Hace menos de un año me inquietaba la posibilidad de que Lamine Yamal, ese menor de edad con la pelota cosida a los pies, comenzara a jugar con el gesto endurecido de los adultos. Temía que la maquinaria que convierte talentos en activos financieros, y los sueños en mercancía, le arrebatara la risa. Porque a los diecisiete años no se debería correr por millones, sino por alegría; no habría que jugar por contratos ni para satisfacer estadísticas de rendimiento, sino por el puro goce de una gambeta, por ese instante en que el mundo entero cabe entre dos pasos y un balón. A esa edad, el juego no obedece a cronómetros: dura lo que dura la luz del día, hasta que el sol se esconde y las farolas apenas alcanzan para seguir jugando.

Pero no. Lamine sigue siendo un rebelde. Juega con la insolencia de quien no ha sido alcanzado por el desencanto. Lo que algunos cronistas llaman soberbia —como si el futbol fuera únicamente disciplina táctica y no también un teatro de gestos y desmesuras— no es más que esa fanfarronería inocente que sobrevive en los patios escolares: “soy mejor que tú, te voy a ganar, no me vas a alcanzar”. Es el eco de una infancia que aún no se rinde. Una actitud que no busca humillar, sino desafiar; porque cuando se es joven, se entiende —con la sabiduría que sólo tienen los despreocupados— que el futbol se juega en serio únicamente cuando no se toma como un asunto grave. Por eso Lamine sentenció en rueda de prensa que nadie puede decirle nada mientras no pierda. Porque en el juego —el verdadero, el que se aprende entre risas, empujones y polvo—, quien gana tiene derecho al alarde sin desmesura, y quien pierde debe aguantar y esperar la revancha. Así funciona el pacto no escrito de cualquier cancha, y mientras eso se cumpla, el futbol sigue siendo un juego de chavales.

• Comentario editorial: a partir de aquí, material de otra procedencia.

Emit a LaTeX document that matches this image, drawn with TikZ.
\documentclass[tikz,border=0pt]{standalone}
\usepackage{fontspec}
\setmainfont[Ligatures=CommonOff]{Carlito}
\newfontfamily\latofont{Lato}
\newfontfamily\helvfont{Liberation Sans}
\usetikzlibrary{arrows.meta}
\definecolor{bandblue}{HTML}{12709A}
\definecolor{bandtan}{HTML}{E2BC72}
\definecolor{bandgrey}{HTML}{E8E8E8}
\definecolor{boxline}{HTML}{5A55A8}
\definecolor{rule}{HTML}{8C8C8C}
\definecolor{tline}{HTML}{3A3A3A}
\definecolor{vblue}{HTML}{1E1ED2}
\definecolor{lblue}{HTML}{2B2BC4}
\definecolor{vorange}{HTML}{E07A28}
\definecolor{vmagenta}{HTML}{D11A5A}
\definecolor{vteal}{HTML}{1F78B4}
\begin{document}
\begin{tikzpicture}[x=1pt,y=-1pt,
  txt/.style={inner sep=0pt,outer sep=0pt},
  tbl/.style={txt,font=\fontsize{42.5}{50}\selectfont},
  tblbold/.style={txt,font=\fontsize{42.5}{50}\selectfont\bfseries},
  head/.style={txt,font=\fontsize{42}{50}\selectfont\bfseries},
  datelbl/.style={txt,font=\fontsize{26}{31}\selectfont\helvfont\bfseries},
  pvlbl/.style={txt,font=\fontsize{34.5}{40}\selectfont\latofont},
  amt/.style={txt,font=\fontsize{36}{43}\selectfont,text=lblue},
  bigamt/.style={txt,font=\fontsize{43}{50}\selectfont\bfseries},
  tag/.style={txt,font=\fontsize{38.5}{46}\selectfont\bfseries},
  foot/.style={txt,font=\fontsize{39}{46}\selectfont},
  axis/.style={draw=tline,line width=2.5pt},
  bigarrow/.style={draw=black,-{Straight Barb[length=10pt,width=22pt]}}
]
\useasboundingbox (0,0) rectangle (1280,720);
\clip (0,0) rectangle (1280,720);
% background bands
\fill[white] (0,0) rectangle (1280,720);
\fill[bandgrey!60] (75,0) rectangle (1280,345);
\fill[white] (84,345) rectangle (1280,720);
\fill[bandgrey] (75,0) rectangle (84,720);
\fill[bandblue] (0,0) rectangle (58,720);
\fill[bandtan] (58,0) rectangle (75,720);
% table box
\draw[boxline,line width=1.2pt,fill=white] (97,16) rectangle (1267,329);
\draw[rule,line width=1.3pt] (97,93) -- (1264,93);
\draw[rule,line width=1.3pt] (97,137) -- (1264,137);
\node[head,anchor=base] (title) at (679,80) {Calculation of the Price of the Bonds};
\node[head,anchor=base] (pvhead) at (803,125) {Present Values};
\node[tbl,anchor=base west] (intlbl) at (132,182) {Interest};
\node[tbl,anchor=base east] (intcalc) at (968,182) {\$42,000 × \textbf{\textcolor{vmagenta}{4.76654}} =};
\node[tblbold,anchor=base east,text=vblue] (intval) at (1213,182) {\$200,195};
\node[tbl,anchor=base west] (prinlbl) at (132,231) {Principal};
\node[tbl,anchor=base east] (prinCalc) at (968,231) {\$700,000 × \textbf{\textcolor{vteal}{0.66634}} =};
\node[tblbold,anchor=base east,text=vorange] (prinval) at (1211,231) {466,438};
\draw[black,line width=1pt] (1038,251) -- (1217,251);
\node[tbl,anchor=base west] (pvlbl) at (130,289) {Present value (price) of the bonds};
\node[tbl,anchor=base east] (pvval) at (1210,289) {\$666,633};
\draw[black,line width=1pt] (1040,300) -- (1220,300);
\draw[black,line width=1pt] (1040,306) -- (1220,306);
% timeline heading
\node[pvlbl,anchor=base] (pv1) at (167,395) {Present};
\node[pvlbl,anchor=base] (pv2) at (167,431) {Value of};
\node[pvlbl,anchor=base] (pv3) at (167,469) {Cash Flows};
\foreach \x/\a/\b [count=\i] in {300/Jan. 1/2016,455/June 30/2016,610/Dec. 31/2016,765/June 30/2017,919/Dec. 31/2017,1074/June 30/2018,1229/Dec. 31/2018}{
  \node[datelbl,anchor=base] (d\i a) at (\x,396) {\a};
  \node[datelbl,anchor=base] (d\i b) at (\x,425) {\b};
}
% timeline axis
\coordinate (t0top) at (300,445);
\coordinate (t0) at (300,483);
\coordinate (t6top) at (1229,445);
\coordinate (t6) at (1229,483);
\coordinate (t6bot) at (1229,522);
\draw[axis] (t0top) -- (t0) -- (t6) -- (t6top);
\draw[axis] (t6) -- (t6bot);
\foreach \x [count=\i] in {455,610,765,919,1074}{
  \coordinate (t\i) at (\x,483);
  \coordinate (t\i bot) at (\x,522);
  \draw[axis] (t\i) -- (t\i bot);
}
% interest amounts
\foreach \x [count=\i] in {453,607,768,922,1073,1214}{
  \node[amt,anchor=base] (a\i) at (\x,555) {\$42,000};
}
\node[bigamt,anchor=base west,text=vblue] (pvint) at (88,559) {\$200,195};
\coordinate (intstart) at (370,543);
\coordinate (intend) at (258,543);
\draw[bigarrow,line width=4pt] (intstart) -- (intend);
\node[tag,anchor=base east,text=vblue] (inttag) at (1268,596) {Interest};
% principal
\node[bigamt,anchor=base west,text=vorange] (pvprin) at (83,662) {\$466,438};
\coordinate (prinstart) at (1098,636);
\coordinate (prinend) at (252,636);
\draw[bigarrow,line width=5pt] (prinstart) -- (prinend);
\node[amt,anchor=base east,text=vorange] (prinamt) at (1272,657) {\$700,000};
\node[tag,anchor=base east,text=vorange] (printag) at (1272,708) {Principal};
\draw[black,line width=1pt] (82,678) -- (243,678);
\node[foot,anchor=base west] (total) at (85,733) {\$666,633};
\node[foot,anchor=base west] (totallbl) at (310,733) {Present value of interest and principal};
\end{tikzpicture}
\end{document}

De ahí que Yamal sorprenda, y que todo el mundo intente clasificarlo. Por ser hijo de La Masía, su futbol rebelde se compara con el de Lionel Messi, pero en realidad se parecen poco. A ratos, cuando acelera con la pelota pegada al pie y baila sobre la línea de cal, aparece algo de Neymar en su juego: la alegría veloz, el descaro técnico, ese guiño de malicia que parece nacido en la playa —aunque le falta, desde luego, el ritmo de samba que sólo conserva aquel último gran ídolo brasileño. Pero luego, sin previo aviso, asoma ese enganche seco, esa zurda afilada que —como bien apunta mi colega Alejandro Morales— recuerda a Arjen Robben: ese recorte hacia adentro y ese latigazo al ángulo que repitió infinidad de veces.

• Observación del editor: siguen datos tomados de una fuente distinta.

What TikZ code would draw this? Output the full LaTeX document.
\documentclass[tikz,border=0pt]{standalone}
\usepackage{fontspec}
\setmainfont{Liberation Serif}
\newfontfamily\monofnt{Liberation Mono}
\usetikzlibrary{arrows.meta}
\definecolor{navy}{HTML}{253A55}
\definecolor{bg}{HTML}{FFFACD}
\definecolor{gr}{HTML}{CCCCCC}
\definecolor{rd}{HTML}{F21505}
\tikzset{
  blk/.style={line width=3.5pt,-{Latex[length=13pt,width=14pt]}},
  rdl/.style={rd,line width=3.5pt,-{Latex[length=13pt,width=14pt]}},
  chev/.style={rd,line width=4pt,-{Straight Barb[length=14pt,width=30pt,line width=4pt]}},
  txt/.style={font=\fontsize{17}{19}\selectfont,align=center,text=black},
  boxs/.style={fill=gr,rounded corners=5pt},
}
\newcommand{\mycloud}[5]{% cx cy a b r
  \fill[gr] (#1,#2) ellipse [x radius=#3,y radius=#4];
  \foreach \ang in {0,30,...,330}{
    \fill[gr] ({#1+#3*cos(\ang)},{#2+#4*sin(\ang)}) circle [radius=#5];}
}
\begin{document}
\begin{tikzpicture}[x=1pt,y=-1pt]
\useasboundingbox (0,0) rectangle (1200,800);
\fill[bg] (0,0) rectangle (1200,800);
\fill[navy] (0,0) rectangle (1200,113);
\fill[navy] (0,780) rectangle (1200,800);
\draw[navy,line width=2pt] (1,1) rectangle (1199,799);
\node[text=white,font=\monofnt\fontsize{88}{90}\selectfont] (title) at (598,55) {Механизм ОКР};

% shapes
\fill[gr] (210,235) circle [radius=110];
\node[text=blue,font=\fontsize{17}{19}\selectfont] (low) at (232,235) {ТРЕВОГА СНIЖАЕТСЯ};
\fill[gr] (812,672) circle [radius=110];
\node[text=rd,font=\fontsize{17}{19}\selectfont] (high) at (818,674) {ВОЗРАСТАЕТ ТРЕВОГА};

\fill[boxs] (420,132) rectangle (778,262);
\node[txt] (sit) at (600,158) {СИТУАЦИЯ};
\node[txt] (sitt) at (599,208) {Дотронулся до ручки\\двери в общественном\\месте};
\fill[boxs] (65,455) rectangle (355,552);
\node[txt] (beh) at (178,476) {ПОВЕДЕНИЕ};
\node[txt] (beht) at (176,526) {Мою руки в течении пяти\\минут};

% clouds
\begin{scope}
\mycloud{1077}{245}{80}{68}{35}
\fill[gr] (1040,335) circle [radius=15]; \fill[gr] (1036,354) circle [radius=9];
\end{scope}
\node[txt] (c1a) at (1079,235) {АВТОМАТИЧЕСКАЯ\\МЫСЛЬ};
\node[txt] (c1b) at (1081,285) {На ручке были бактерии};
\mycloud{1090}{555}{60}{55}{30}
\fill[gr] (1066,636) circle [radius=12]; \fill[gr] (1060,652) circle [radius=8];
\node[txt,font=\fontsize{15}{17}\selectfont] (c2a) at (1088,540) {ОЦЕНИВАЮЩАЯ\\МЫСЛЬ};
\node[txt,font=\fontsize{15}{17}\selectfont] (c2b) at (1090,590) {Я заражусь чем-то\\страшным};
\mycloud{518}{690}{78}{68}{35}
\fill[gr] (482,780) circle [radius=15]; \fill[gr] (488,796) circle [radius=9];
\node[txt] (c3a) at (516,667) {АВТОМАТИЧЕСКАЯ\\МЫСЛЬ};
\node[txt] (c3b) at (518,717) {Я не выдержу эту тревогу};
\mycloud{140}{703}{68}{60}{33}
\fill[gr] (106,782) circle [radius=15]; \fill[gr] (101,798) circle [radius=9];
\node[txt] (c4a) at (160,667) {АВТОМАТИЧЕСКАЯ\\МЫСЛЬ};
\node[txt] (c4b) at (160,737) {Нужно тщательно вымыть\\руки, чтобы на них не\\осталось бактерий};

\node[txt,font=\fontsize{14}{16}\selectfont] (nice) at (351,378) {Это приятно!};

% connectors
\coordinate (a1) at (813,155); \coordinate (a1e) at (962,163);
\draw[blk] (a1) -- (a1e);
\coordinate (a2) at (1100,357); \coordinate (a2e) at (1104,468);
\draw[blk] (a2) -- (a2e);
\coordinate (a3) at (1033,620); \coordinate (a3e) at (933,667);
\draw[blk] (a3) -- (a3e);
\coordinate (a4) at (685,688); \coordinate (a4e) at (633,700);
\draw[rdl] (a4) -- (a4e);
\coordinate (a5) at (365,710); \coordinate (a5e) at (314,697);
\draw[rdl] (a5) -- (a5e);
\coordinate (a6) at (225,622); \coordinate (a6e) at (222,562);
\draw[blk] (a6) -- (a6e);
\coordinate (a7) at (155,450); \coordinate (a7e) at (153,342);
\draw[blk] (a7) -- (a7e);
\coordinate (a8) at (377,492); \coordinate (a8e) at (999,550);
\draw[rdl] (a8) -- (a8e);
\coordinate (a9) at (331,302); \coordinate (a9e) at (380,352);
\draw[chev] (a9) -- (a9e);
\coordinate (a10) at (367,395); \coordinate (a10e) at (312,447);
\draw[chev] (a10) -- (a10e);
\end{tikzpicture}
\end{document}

Fue así que ayer, con ese estilo de juego indescifrable y con la naturalidad sin aspavientos de quien aún no ha sido domesticado por el miedo a fallar, que Lamine tomó el balón como si no pesara, como si el Estadio Cornellà-El Prat no existiera, como si fuera un día cualquiera. Pedri jaló la marca, y él enganchó con esa velocidad que se mide en valentía, no en metros por segundo. Soltó un zurdazo estético, un riflazo que se colgó en la escuadra. Anotó el gol que valía una liga sin detenerse a pensar en la tabla, en el título, en la historia. Lo hizo con el impulso limpio de quien aún juega por jugar, como si la cancha fuera suya y de nadie más.
Algunos esperan que Lamine Yamal crezca, se afiance, madure, que gane masa muscular y precisión táctica, que adquiera el aplomo de las leyendas. Dicen que aún no hemos visto lo mejor de él. Pero yo, con cierta terquedad sentimental, creo lo contrario: que el mejor Yamal es éste. El que juega con descaro, el que nos recuerda que el futbol es, ante todo, un juego, y que quien tiene el privilegio de practicarlo profesionalmente debe hacerlo como quien ha sido bendecido por un don: no debe sufrirlo, debe celebrarlo. Porque el futbol —ese que nos enamoró alguna vez en una plaza, en un patio, en una calle empinada— no es el juego de los adultos, por mucho que los adultos lo hayan convertido en industria. Es el juego de los niños y de las niñas, de los que todavía corren sin pensar en mañana, de los que no entienden de patrocinadores y sólo conocen el placer de burlar a un rival. Por eso, cuando Lamine juega, el mundo se detiene por un instante y algo se enciende en nosotros: el recuerdo de una tarde infinita, de una risa suelta, de una juventud que creíamos perdida y que, por un momento, vuelve a patear la pelota.